Astronomers find the most distant supernova yet

JWST revealed a massive star that ended its life in an explosion when the universe was just a cosmic toddler.
By | Published: January 24, 2025

Last week at the 245th meeting of the American Astronomical Society in National Harbor, Maryland, astronomers presented some of their most recent and exciting finds from the James Webb Space Telescope (JWST). One such discovery was the identification of the most distant so-called core-collapse supernova ever confirmed. These explosions mark the end of life for massive stars, and this supernova occurred when the universe was just a toddler, some 1.8 billion years old.

Diving into the data

David Coulter, a postdoc at the Space Telescope Science Institute (STScI), studied numerous images from JWST’s Advanced Deep Extragalactic Survey (JADES) program, which targets and characterizes the earliest galaxies. Coulter and his team captured images up to a year apart with the Near Infrared Camera.

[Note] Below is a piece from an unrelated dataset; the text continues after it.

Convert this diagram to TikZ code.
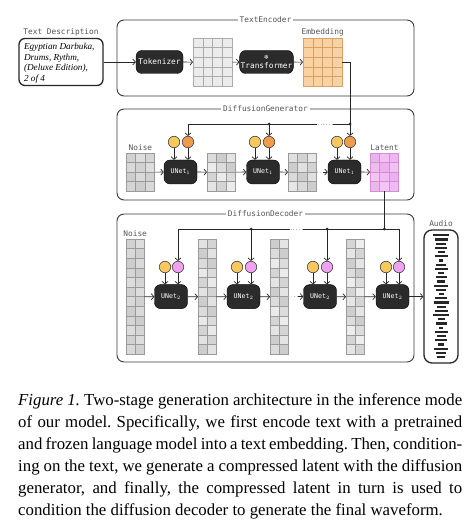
\documentclass[tikz,border=0pt]{standalone}
\usepackage{fontspec}
\setmainfont{Liberation Serif}
\newfontfamily\diagmono{DejaVu Sans Mono}
\newfontfamily\diagsym{DejaVu Sans}
\usetikzlibrary{arrows.meta,positioning,calc}
\definecolor{framegray}{HTML}{3A3A3A}
\definecolor{labelgray}{HTML}{555555}
\definecolor{blockfill}{HTML}{2B2B2B}
\definecolor{tokencell}{HTML}{ECECEC}
\definecolor{tokencellline}{HTML}{ABABAB}
\definecolor{cellgray}{HTML}{CDCDCD}
\definecolor{cellgrayline}{HTML}{9A9A9A}
\definecolor{embed}{HTML}{F8D2A2}
\definecolor{embedline}{HTML}{D9A265}
\definecolor{latent}{HTML}{EDB0EE}
\definecolor{latentline}{HTML}{D48DD5}
\definecolor{condyellow}{HTML}{F6C85E}
\definecolor{condorange}{HTML}{EE9B4E}
\definecolor{condpink}{HTML}{EEA2EF}
\tikzset{
  stageframe/.style={draw=framegray,rounded corners=7pt,line width=0.9pt,inner sep=0pt},
  stagetitle/.style={fill=white,inner sep=2pt,text=labelgray,font=\diagmono\fontsize{7.8}{9}\selectfont},
  taglabel/.style={inner sep=1pt,text=labelgray,font=\diagmono\fontsize{7.8}{9}\selectfont},
  promptbox/.style={draw=black!85,rounded corners=6pt,line width=1.3pt,minimum width=84pt,minimum height=47pt,text width=74pt,inner xsep=5pt,inner ysep=0pt,align=flush left,font=\itshape\fontsize{9.2}{10.4}\selectfont},
  darkblock/.style={draw=black,fill=blockfill,rounded corners=6pt,text=white,inner sep=1pt,align=center,font=\diagmono\fontsize{7.8}{8.5}\selectfont},
  unetblock/.style={darkblock,minimum width=33pt,minimum height=24pt,font=\diagmono\fontsize{6.6}{8}\selectfont},
  condnode/.style={circle,draw=black!75,line width=0.6pt,minimum size=11.5pt,inner sep=0pt},
  busdot/.style={circle,fill=black!85,minimum size=3pt,inner sep=0pt},
  flow/.style={-{Straight Barb[length=2.6pt,width=6pt]},line width=0.7pt,draw=black!85},
  bus/.style={line width=0.7pt,draw=black!85},
  busgap/.style={line width=0.9pt,draw=black!30,dotted},
  waveline/.style={line width=2.2pt,draw=black!85}
}
% tensor drawn cell by cell: name, left, top, cols, rows, cell w, cell h, colour, tint spread
\newcommand{\tensorgrid}[9]{%
  \pgfmathsetmacro{\tgw}{#4*#6}%
  \pgfmathsetmacro{\tgh}{#5*#7}%
  \foreach \gc in {1,...,#4}{%
    \foreach \gr in {1,...,#5}{%
      \pgfmathtruncatemacro{\tint}{100-mod(\gc*3+\gr*7+#2,5)*#9}%
      \filldraw[fill=#8!\tint!white,draw=#8line,line width=0.4pt]
        ({#2+(\gc-1)*#6},{#3+(\gr-1)*#7}) rectangle ++(#6,#7);
    }%
  }%
  \node[inner sep=0pt,minimum width=\tgw pt,minimum height=\tgh pt,anchor=north west] (#1) at (#2,#3) {};%
}

\begin{document}
\begin{tikzpicture}[x=1pt,y=-1pt]
  \useasboundingbox (0,0) rectangle (474,526);
  % text encoder
  \node[stageframe,minimum width=297pt,minimum height=76pt] (encoder) at (265.5,58) {};
  \node[stagetitle] (encodertitle) at (encoder.north) {TextEncoder};
  \node[promptbox] (prompt) at (61,62) {\rule{0pt}{9pt}Egyptian Darbuka,\\Drums, Rythm,\\(Deluxe Edition),\\2 of 4};
  \node[taglabel,above=1pt of prompt] (promptlabel) {Text Description};
  \node[darkblock,minimum width=47pt,minimum height=23pt] (tokenizer) at (159.5,62) {Tokenizer};
  \tensorgrid{tokens}{193}{38}{4}{5}{9.75}{9.6}{tokencell}{0}
  \node[darkblock,minimum width=53pt,minimum height=23pt] (transformer) at (266.5,62) {{\diagsym\fontsize{6}{6}\selectfont ❄}\\Transformer};
  \tensorgrid{embedding}{303}{38}{4}{5}{9.75}{9.6}{embed}{0}
  \node[taglabel,above=1pt of embedding] (embeddinglabel) {Embedding};
  \draw[flow] (prompt) -- (tokenizer);
  \draw[flow] (tokenizer) -- (tokens);
  \draw[flow] (tokens) -- (transformer);
  \draw[flow] (transformer) -- (embedding);

  % diffusion generator
  \node[stageframe,minimum width=297pt,minimum height=91pt] (generator) at (265.5,154.5) {};
  \node[stagetitle] (generatortitle) at (generator.north) {DiffusionGenerator};
  \tensorgrid{gnoise}{126}{153}{3}{4}{9.5}{9.5}{cellgray}{8}
  \node[taglabel,above=1pt of gnoise] (gnoiselabel) {Noise};
  \tensorgrid{gstep2}{207}{153}{3}{4}{9.5}{9.5}{cellgray}{15}
  \tensorgrid{gstep3}{288}{153}{3}{4}{9.5}{9.5}{cellgray}{13}
  \tensorgrid{latent}{370}{153}{3}{4}{9.5}{9.5}{latent}{7}
  \node[taglabel,above=1pt of latent] (latentlabel) {Latent};
  \foreach \i/\xa/\xb/\xu in {1/174/188/180.5,2/255/269/263,3/337/350/344.5}{
    \node[unetblock] (gunet\i) at (\xu,172) {UNet$_1$};
    \node[condnode,fill=condyellow] (gy\i) at (\xa,142) {};
    \node[condnode,fill=condorange] (go\i) at (\xb,142) {};
    \draw[flow] (gy\i.south) -- (gy\i.south |- gunet\i.north);
    \draw[flow] (go\i.south) -- (go\i.south |- gunet\i.north);
  }
  \draw[flow] (gnoise) -- (gunet1);
  \draw[flow] (gunet1) -- (gstep2);
  \draw[flow] (gstep2) -- (gunet2);
  \draw[flow] (gunet2) -- (gstep3);
  \coordinate (gdotsend) at ($(gunet3.west)+(-5,0)$);
  \draw[busgap] (gstep3.east) -- (gdotsend);
  \draw[flow] (gdotsend) -- (gunet3.west);
  \draw[flow] (gunet3) -- (latent);
  % text conditioning bus
  \coordinate (gjoin) at (350,124);
  \coordinate (ggapR) at (333,124);
  \coordinate (ggapL) at (317,124);
  \draw[flow] (embedding.east) -| (go3.north);
  \draw[bus] (gjoin) -- (ggapR);
  \draw[busgap] (ggapR) -- (ggapL);
  \draw[flow] (ggapL) -| (go1.north);
  \draw[flow] (go2 |- gjoin) -- (go2.north);
  \node[busdot] (gdot2) at (go2 |- gjoin) {};
  \node[busdot] (gdot3) at (gjoin) {};

  % diffusion decoder
  \node[stageframe,minimum width=297pt,minimum height=148pt] (decoder) at (265.5,288) {};
  \node[stagetitle] (decodertitle) at (decoder.north) {DiffusionDecoder};
  \tensorgrid{dnoise}{126}{239}{2}{12}{9}{9.6}{cellgray}{8}
  \node[taglabel,above=1pt of dnoise] (dnoiselabel) {Noise};
  \tensorgrid{dstep2}{198}{239}{2}{12}{9}{9.6}{cellgray}{14}
  \tensorgrid{dstep3}{270}{239}{2}{12}{9}{9.6}{cellgray}{15}
  \tensorgrid{dstep4}{346}{239}{2}{12}{9}{9.6}{cellgray}{16}
  \foreach \i/\xa/\xb/\xu in {1/165/178/171,2/237/251/243.5,3/313/327/320,4/386/399/392.5}{
    \node[unetblock] (dunet\i) at (\xu,296.6) {UNet$_2$};
    \node[condnode,fill=condyellow] (dy\i) at (\xa,267) {};
    \node[condnode,fill=condpink] (dp\i) at (\xb,267) {};
    \draw[flow] (dy\i.south) -- (dy\i.south |- dunet\i.north);
    \draw[flow] (dp\i.south) -- (dp\i.south |- dunet\i.north);
  }
  \node[draw=black!85,line width=1.3pt,rounded corners=8pt,minimum width=34pt,minimum height=133pt,inner sep=0pt] (audio) at (441,296.5) {};
  \node[taglabel,above=2pt of audio] (audiolabel) {Audio};
  \foreach \w [count=\k from 0] in {16,13,10,12,7,13,4,10,13,6,11,8,14,10,5,12,15,9,13,16,7,11,4,13,9,12,6,14,10,8}
    \draw[waveline] ($(audio.north)+(-\w/2,6+\k*4.2)$) -- ++(\w,0);
  \draw[flow] (dnoise) -- (dunet1);
  \draw[flow] (dunet1) -- (dstep2);
  \draw[flow] (dstep2) -- (dunet2);
  \draw[flow] (dunet2) -- (dstep3);
  \coordinate (ddotsend) at ($(dunet3.west)+(-5,0)$);
  \draw[busgap] (dstep3.east) -- (ddotsend);
  \draw[flow] (ddotsend) -- (dunet3.west);
  \draw[flow] (dunet3) -- (dstep4);
  \draw[flow] (dstep4) -- (dunet4);
  \draw[flow] (dunet4) -- (audio);
  % latent conditioning bus
  \coordinate (dlevel) at (0,229);
  \coordinate (djoin) at (latent.south |- dlevel);
  \coordinate (dgapR) at (303,229);
  \coordinate (dgapL) at (290,229);
  \draw[flow] (latent.south) -- (djoin) -| (dp4.north);
  \draw[bus] (djoin) -- (dgapR);
  \draw[busgap] (dgapR) -- (dgapL);
  \draw[flow] (dgapL) -| (dp1.north);
  \draw[flow] (dp2 |- dlevel) -- (dp2.north);
  \draw[flow] (dp3 |- dlevel) -- (dp3.north);
  \node[busdot] (ddot2) at (dp2 |- dlevel) {};
  \node[busdot] (ddot3) at (dp3 |- dlevel) {};
  \node[busdot] (ddotj) at (djoin) {};

  % caption
  \node[anchor=north west,inner sep=0pt,text width=444pt,align=justify,font=\fontsize{16.8}{22}\selectfont\frenchspacing] (caption) at (18,393) {\textit{Figure 1.} Two-stage generation architecture in the inference mode\linebreak of our model. Specifically, we first encode text with a pretrained\linebreak and frozen language model into a text embedding. Then, condition-\linebreak ing on the text, we generate a compressed latent with the diffusion\linebreak generator, and finally, the compressed latent in turn is used to\linebreak condition the diffusion decoder to generate the final waveform.};
\end{tikzpicture}
\end{document}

The team uncovered supernova cataloged as AT2023 ADS-V, along with more than 80 other transients (objects that vary in luminosity over time). In the case of AT2023 ADS-V, images from 2022 and 2023 allowed astronomers to compare the star’s behavior over that interval. 

Three supernovae identified in JADES
These images show three of the supernovae identified in the JADES images. AT2023 ADS-V appears in the lefthand column, with a redshift (z) of 3.8, which indicates it occurred at a time when the universe was 1.7 billion years old. Credit: NASA, ESA, CSA, STScI, Christa DeCoursey (University of Arizona), JADES Collaboration

A deep find

When a massive star exhausts all its fuel for nuclear fusion, an imbalance of forces causes the star to collapse in on itself and then explode outward, which is categorized as a type II supernova. Stars must be at least eight times our Sun’s mass to undergo such a transformation. In this case, astronomers estimate the mass of AT2023 ADS-V’s progenitor at a gargantuan 20 solar masses, a real behemoth.

AT2023 ADS-V’s long-ago environment contained only one-third of the amount of heavy elements — those with more protons than hydrogen and helium — found in today’s “older” local universe. Heavy elements are made through fusion in the cores of massive stars, which then explode as supernovae, enriching the cosmos with them.

AT2023 ADS-V is just one of many transients discovered in JADES. “This is really our first sample of what the high-redshift universe looks like for transient science,” said study team member Justin Pierel, also at STScI, in a press release. “We are trying to identify whether distant supernovae are fundamentally different from or very much like what we see in the nearby universe.”

Certainly yet more early stellar explosions will also be discovered. And they will no doubt give astronomers a fuller picture of the early days of the universe, when simplicity was beginning to give way to a more complex, richer cosmos filled with heavier elements, and ultimately leading to the emergence of life.